Frequently Asked Questions (FAQs): Your BisQuiche Questions Answered

Here are some common questions about making BisQuiche, answered to help you succeed.

  1. Can I use a different type of biscuit? Yes! While flaky biscuits are recommended for their texture, you can use other types of refrigerator biscuits. Just be aware that the baking time may need to be adjusted.
  2. Can I use milk alternatives? Absolutely. Almond milk, soy milk, or oat milk can all be substituted for cow’s milk in the egg mixture.
  3. Can I make this recipe vegetarian? Of course! Simply omit the sausage and replace it with more vegetables like mushrooms, spinach, or zucchini.
  4. Can I freeze BisQuiche? Yes, BisQuiche freeze very well. Allow them to cool completely, then wrap them individually in plastic wrap and store them in a freezer-safe bag or container for up to 2 months.
  5. How do I prevent the biscuits from getting soggy? Pre-cooking any high-moisture vegetables and ensuring the muffin tin is well-greased will help prevent soggy biscuits.

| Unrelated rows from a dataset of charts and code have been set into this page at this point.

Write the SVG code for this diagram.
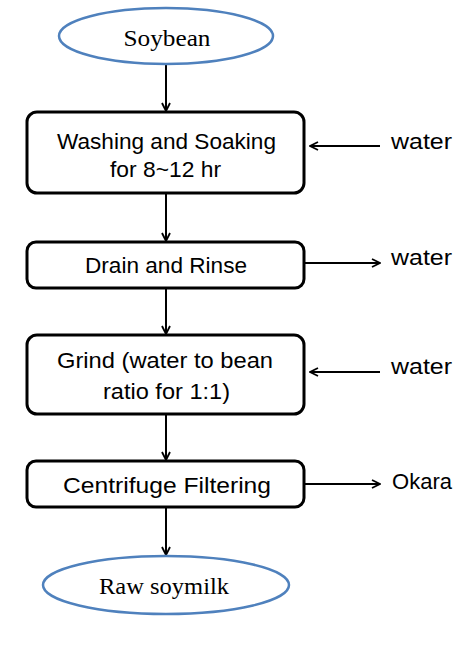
<svg xmlns="http://www.w3.org/2000/svg" width="463" height="657" viewBox="0 0 463 657">
<style>
.ell{fill:#fff;stroke:#4F81BD;stroke-width:2.5}
.box{fill:#fff;stroke:#000;stroke-width:3}
.t{font-family:"Liberation Sans",Arial,sans-serif;font-size:22px;fill:#000;text-anchor:middle}
.s{font-family:"Liberation Serif","Times New Roman",serif;font-size:24px;fill:#000;text-anchor:middle}
.l{font-family:"Liberation Sans",Arial,sans-serif;font-size:22px;fill:#000}
.c{stroke:#000;stroke-width:2;fill:none;marker-end:url(#ah)}
</style>
<defs>
<marker id="ah" viewBox="0 0 10 10" refX="9" refY="5" markerWidth="10" markerHeight="10" markerUnits="userSpaceOnUse" orient="auto">
<path d="M1,1 L9,5 L1,9" fill="none" stroke="#000" stroke-width="1.8"/>
</marker>
</defs>
<rect width="463" height="657" fill="#fff"/>
<g id="connectors">
<line class="c" x1="166" y1="64" x2="166" y2="111"/>
<line class="c" x1="166" y1="193" x2="166" y2="241"/>
<line class="c" x1="166" y1="288" x2="166" y2="334"/>
<line class="c" x1="166" y1="414" x2="166" y2="460"/>
<line class="c" x1="166" y1="507" x2="166" y2="555"/>
<line class="c" x1="380" y1="146" x2="310" y2="146"/>
<line class="c" x1="305" y1="263" x2="380" y2="263"/>
<line class="c" x1="380" y1="372" x2="310" y2="372"/>
<line class="c" x1="305" y1="484" x2="380" y2="484"/>
</g>
<g id="soybean">
<ellipse class="ell" cx="166" cy="36" rx="107" ry="28"/>
<text class="s" x="167" y="46" textLength="87" lengthAdjust="spacingAndGlyphs">Soybean</text>
</g>
<g id="washing">
<rect class="box" x="27" y="112" width="277" height="81" rx="10"/>
<text class="t" x="166.5" y="149" textLength="219" lengthAdjust="spacingAndGlyphs">Washing and Soaking</text>
<text class="t" x="165.5" y="177" textLength="111" lengthAdjust="spacingAndGlyphs">for 8~12 hr</text>
</g>
<g id="drain">
<rect class="box" x="27" y="242" width="277" height="46" rx="9"/>
<text class="t" x="166" y="273" textLength="162" lengthAdjust="spacingAndGlyphs">Drain and Rinse</text>
</g>
<g id="grind">
<rect class="box" x="27" y="335" width="277" height="79" rx="10"/>
<text class="t" x="165" y="368" textLength="216" lengthAdjust="spacingAndGlyphs">Grind (water to bean</text>
<text class="t" x="166.5" y="399" textLength="127" lengthAdjust="spacingAndGlyphs">ratio for 1:1)</text>
</g>
<g id="centrifuge">
<rect class="box" x="27" y="461" width="277" height="46" rx="9"/>
<text class="t" x="167" y="493" textLength="208" lengthAdjust="spacingAndGlyphs">Centrifuge Filtering</text>
</g>
<g id="rawsoymilk">
<ellipse class="ell" cx="166" cy="585" rx="123" ry="29"/>
<text class="s" x="164" y="594" textLength="130" lengthAdjust="spacingAndGlyphs">Raw soymilk</text>
</g>
<g id="water1"><text class="l" x="391" y="149" textLength="61" lengthAdjust="spacingAndGlyphs">water</text></g>
<g id="water2"><text class="l" x="391" y="265" textLength="61" lengthAdjust="spacingAndGlyphs">water</text></g>
<g id="water3"><text class="l" x="391" y="374" textLength="61" lengthAdjust="spacingAndGlyphs">water</text></g>
<g id="okara"><text class="l" x="392" y="489" textLength="60" lengthAdjust="spacingAndGlyphs">Okara</text></g>
</svg>
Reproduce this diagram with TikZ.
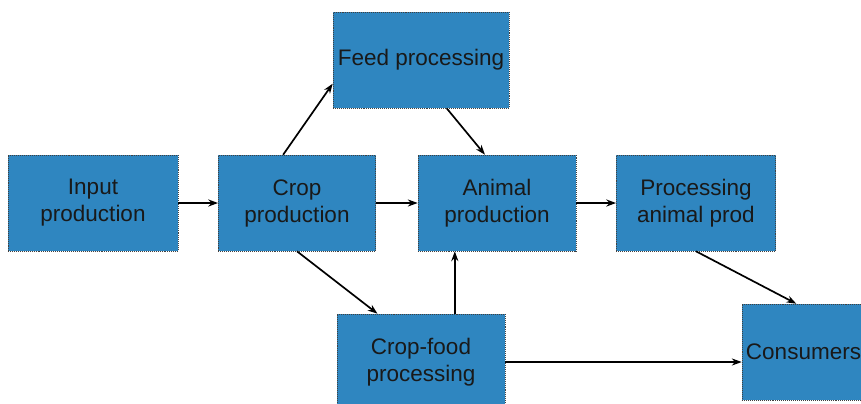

  6. Can I use pre-shredded cheese? Yes, pre-shredded cheese is perfectly fine to use.
  7. Can I make this recipe in a regular quiche dish? While this recipe is designed for muffin tins, you could adapt it for a regular quiche dish. You’ll need to adjust the baking time accordingly, and you may need more biscuits to cover the bottom and sides of the dish.
  8. What if my biscuits are too thick to press into the muffin cups? You can gently flatten the biscuit halves with a rolling pin or your fingers before pressing them into the muffin cups.
  9. Can I add herbs to the egg mixture? Yes, fresh or dried herbs like thyme, oregano, or basil can add a delicious flavor to the BisQuiche.
  10. How do I know when the BisQuiche are done? The eggs should be set, and the biscuits should be golden brown. You can also insert a toothpick into the center of a BisQuiche; if it comes out clean, they are done.
  11. Can I use leftover cooked meat? Absolutely! This is a great way to use up leftover cooked chicken, ham, or bacon. Just make sure it’s cut into small pieces.
  12. What kind of sausage works best? Breakfast sausage is recommended, but you can also use Italian sausage or even chorizo for a spicier flavor.
  13. Can I make these without cheese? If you are lactose intolerant or simply prefer not to use cheese, you can omit it from the recipe.
  14. Are there any substitutions for the red pepper? You can use any other color of bell pepper, or you can substitute other vegetables like diced tomatoes or roasted corn.
  15. Can I make this recipe gluten-free? While you cannot use traditional biscuits, you can find gluten-free biscuit recipes to make a gluten-free version of this recipe.